‘Let There Be Light: Finding the Earliest Galaxies’
Richard Ellis
Series Science of the Cosmos, Science in the Cosmos (3rd Edition)
29 OCT 2013
Full details of the series
This lecture addresses the progress and challenges of exploring the birth of the earliest galaxies, and discuss the future prospects with the next generation of giant 30-40 meter aperture ground-based telescopes.

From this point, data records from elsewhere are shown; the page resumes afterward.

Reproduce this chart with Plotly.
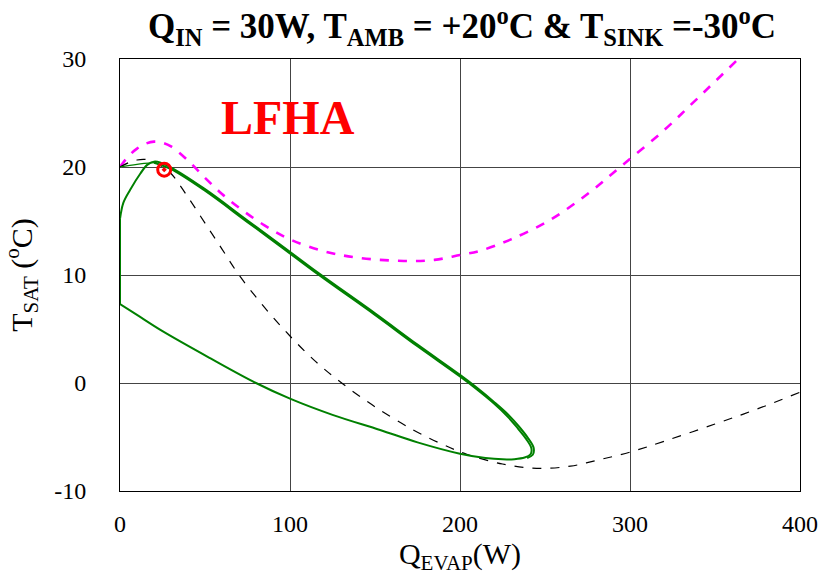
import plotly.graph_objects as go

# ---- data ----
x_ticks = [0, 100, 200, 300, 400]
y_ticks = [-10, 0, 10, 20, 30]

mag_q = [0, 5, 10, 15, 20, 25, 30, 40, 50, 60, 72, 85, 100, 120, 140, 167, 185, 200, 212, 230, 253, 275, 295, 320, 340, 363.7]
mag_t = [20.0, 21.0, 21.7, 22.15, 22.35, 22.25, 21.9, 20.6, 19.0, 17.5, 16.0, 14.6, 13.3, 12.2, 11.6, 11.3, 11.4, 11.85, 12.25, 13.3, 15.1, 17.5, 20.1, 23.4, 26.4, 30.0]

blk_q = [0, 5, 10, 15, 20, 25, 30, 40, 50, 60, 70, 85, 100, 115, 130.4, 150, 172.5, 190, 204, 225, 245, 265, 282, 300, 320, 350, 375, 400]
blk_t = [20.0, 20.4, 20.65, 20.7, 20.5, 20.0, 19.4, 17.2, 14.8, 12.4, 10.0, 7.0, 4.35, 2.0, 0.0, -2.2, -4.35, -5.7, -6.6, -7.5, -7.9, -7.7, -7.1, -6.4, -5.4, -3.8, -2.4, -0.85]

# green trajectory, in order of travel
g_start_q = [0, 10, 20]
g_start_t = [20.0, 20.25, 20.4]

g_pass1_q = [20, 30, 50, 75, 94, 117, 150, 175, 200, 210, 220, 228, 234, 239, 242, 241.5, 238, 232, 225, 215, 200, 175, 153, 125, 100, 80, 53, 25, 10, 0]
g_pass1_t = [20.4, 19.8, 17.8, 14.9, 12.7, 10.0, 6.3, 3.4, 0.6, -0.6, -1.9, -3.1, -4.2, -5.2, -6.05, -6.6, -6.9, -7.05, -7.07, -6.95, -6.55, -5.5, -4.35, -2.95, -1.45, 0.0, 2.3, 4.8, 6.3, 7.3]

g_wall_q = [0, 0]
g_wall_t = [7.3, 15.2]

g_pass2_q = [0, 2, 6, 12, 16, 20.6, 30, 50, 75, 94, 117, 150, 175, 200, 210, 220, 228.5, 234.8, 240, 243.3, 242.8, 239.5]
g_pass2_t = [15.2, 16.7, 17.9, 19.4, 20.2, 20.5, 19.95, 17.95, 15.05, 12.85, 10.15, 6.45, 3.55, 0.75, -0.45, -1.75, -2.95, -4.05, -5.1, -6.0, -6.65, -6.95]

marker_q = [26]
marker_t = [19.75]

FONT = "Liberation Serif"
GREEN = "#008000"

fig = go.Figure()
fig.add_trace(go.Scatter(x=mag_q, y=mag_t, mode="lines", line_shape="spline",
                         line=dict(color="#ff00ff", width=2.6, dash="dash", smoothing=1.0), hoverinfo="skip"))
fig.add_trace(go.Scatter(x=blk_q, y=blk_t, mode="lines", line_shape="spline",
                         line=dict(color="black", width=1.2, dash="dash", smoothing=1.0), hoverinfo="skip"))
fig.add_trace(go.Scatter(x=g_start_q, y=g_start_t, mode="lines", line_shape="spline",
                         line=dict(color=GREEN, width=1.2), cliponaxis=False, hoverinfo="skip"))
fig.add_trace(go.Scatter(x=g_pass1_q, y=g_pass1_t, mode="lines", line_shape="spline",
                         line=dict(color=GREEN, width=2.0, smoothing=1.0), cliponaxis=False, hoverinfo="skip"))
fig.add_trace(go.Scatter(x=g_wall_q, y=g_wall_t, mode="lines",
                         line=dict(color=GREEN, width=2.0), cliponaxis=False, hoverinfo="skip"))
fig.add_trace(go.Scatter(x=g_pass2_q, y=g_pass2_t, mode="lines", line_shape="spline",
                         line=dict(color=GREEN, width=2.0, smoothing=1.0), cliponaxis=False, hoverinfo="skip"))
fig.add_trace(go.Scatter(x=marker_q, y=marker_t, mode="markers", cliponaxis=False,
                         marker=dict(symbol="circle-open-dot", size=13, color="#ff0000",
                                     line=dict(color="#ff0000", width=3)), hoverinfo="skip"))

fig.add_annotation(x=99, y=24.6, text="<b>LFHA</b>", showarrow=False,
                   font=dict(family=FONT, size=48, color="#ff0000"))

fig.update_layout(
    width=828, height=578,
    margin=dict(l=120, r=28, t=59, b=87),
    paper_bgcolor="white", plot_bgcolor="white",
    showlegend=False,
    title=dict(text="<b>Q<sub>IN</sub> = 30W, T<sub>AMB</sub> = +20<sup>o</sup>C &amp; T<sub>SINK</sub> =-30<sup>o</sup>C</b>",
               x=0.558, xanchor="center", y=0.955, yanchor="middle",
               font=dict(family=FONT, size=35, color="black")),
    font=dict(family=FONT, color="black"),
)
fig.update_xaxes(range=[0, 400], tickvals=x_ticks, ticktext=[str(v) for v in x_ticks],
                 showgrid=True, gridcolor="#444", gridwidth=1, zeroline=False,
                 showline=True, linecolor="black", linewidth=1, mirror=True, automargin=False,
                 ticks="", ticklabelstandoff=11, tickfont=dict(family=FONT, size=24),
                 title=dict(text="Q<sub>EVAP</sub>(W)", font=dict(family=FONT, size=30), standoff=2))
fig.update_yaxes(range=[-10, 30], tickvals=y_ticks, ticktext=[str(v) for v in y_ticks],
                 showgrid=True, gridcolor="#444", gridwidth=1, zeroline=False,
                 showline=True, linecolor="black", linewidth=1, mirror=True, automargin=False,
                 ticks="", ticklabelstandoff=28, tickfont=dict(family=FONT, size=24),
                 title=dict(text="T<sub>SAT</sub> (<sup>o</sup>C)", font=dict(family=FONT, size=30), standoff=14))

fig.write_html("out.html")
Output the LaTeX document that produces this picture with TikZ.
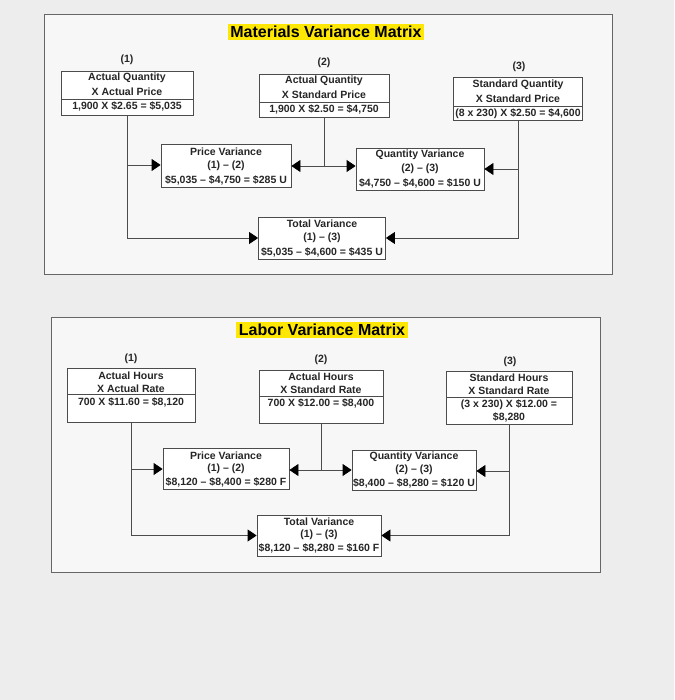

Moderator: Angeles I. Díaz, professor of Astronony and Astrophysics, Autonomous University of Madrid.
SPEAKER
Richard Ellis, California Institute of Technology
SYNOPSIS
A few hundred million years after the Big Bang, the hydrogen in deep space was ionized into its component protons and electrons. Theorists speculate that this landmark event was caused by the birth of the first galaxies. Can powerful telescopes, probing back in cosmic history, directly witness this event? Large telescopes have already traced the evolutionary history of galaxies back to when the Universe was 1 billion years old. The first results from a new infrared camera onboard the Hubble Space Telescope give us our first glimpse of primitive stellar systems at even earlier times. Professor Ellis will address the progress and challenges of this fundamental quest for our origins, and discuss the future prospects with the next generation of giant 30-40 meter aperture ground-based telescopes.